→ **Aim of the task**: Compute the number of lines that include the string "this", then output that number and nothing else.

→ **Data provided**:
--

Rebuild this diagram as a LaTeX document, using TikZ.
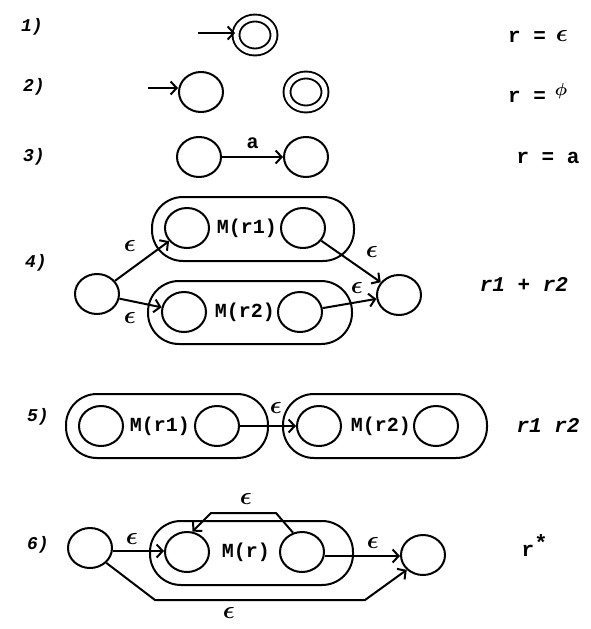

--

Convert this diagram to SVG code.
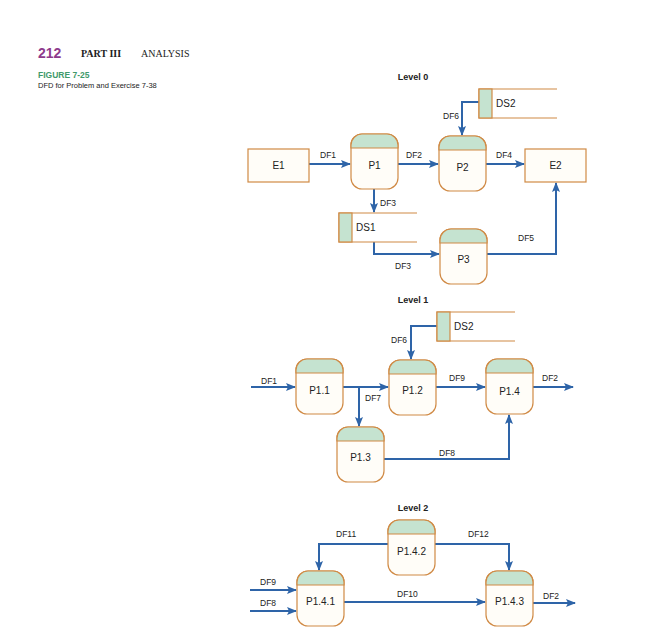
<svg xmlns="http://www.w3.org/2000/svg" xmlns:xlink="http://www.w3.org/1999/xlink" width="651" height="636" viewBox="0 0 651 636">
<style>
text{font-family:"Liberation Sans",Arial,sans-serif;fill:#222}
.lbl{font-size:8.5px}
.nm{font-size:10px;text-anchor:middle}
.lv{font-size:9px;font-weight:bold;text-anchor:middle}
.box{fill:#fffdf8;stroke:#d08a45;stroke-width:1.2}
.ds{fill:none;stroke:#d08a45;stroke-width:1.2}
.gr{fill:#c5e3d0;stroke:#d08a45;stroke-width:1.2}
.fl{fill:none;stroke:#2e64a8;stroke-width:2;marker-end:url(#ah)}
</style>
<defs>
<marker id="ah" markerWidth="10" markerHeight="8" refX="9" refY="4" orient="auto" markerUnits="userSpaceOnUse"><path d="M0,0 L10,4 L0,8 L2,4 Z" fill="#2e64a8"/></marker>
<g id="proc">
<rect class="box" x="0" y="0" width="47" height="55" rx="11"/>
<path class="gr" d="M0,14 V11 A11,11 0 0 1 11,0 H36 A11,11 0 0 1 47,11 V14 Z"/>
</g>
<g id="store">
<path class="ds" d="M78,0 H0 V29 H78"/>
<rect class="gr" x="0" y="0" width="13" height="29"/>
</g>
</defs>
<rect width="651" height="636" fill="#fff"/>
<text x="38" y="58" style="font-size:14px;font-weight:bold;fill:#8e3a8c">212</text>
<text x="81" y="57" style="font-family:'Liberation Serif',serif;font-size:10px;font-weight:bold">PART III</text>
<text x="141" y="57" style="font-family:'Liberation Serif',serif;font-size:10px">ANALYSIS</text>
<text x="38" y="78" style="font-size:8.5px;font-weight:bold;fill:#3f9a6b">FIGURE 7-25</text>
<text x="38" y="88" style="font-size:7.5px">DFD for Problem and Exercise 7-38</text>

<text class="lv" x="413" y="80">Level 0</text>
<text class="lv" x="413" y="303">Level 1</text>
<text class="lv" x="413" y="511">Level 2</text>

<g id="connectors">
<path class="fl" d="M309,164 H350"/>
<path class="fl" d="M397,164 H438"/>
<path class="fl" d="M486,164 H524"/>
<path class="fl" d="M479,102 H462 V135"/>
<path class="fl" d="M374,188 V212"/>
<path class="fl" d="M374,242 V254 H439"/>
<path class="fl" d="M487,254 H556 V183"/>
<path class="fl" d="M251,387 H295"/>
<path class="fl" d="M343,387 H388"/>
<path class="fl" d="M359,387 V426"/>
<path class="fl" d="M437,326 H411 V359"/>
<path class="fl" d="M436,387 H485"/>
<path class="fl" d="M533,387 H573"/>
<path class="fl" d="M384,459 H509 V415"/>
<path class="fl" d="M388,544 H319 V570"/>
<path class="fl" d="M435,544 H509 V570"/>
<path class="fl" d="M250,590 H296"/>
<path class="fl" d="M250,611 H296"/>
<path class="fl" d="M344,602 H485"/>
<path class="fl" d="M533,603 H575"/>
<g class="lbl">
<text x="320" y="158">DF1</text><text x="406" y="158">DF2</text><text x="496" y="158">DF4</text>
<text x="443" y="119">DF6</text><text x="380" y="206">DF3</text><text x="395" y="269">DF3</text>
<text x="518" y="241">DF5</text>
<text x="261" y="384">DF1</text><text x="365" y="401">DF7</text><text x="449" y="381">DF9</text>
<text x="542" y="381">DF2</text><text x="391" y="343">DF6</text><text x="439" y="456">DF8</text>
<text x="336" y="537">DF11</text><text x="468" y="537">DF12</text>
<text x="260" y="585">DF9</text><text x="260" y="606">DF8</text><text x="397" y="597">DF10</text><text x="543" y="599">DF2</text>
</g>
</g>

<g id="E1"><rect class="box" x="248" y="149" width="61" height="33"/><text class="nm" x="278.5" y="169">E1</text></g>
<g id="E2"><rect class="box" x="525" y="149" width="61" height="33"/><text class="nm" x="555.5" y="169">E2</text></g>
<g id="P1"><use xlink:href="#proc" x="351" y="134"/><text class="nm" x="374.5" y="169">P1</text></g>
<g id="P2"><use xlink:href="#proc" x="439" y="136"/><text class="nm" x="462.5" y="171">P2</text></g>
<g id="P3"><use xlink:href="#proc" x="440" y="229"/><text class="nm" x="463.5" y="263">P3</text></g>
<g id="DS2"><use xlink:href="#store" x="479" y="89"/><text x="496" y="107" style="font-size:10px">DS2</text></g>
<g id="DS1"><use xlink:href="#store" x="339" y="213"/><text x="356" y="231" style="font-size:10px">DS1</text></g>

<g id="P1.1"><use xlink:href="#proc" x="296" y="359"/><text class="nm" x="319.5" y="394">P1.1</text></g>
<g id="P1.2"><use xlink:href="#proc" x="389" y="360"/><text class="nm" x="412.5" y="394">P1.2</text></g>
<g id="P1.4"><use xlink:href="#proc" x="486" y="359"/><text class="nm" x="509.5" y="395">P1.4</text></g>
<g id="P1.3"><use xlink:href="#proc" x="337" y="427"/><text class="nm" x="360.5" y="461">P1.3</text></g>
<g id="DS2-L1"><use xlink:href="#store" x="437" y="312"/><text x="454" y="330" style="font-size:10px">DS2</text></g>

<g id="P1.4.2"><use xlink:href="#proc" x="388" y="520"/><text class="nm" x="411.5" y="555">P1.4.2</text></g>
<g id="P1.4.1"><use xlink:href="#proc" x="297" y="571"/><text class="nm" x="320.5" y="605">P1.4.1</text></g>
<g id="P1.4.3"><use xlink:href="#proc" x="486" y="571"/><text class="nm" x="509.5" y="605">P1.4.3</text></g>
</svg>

--

→ **Complete response**: 2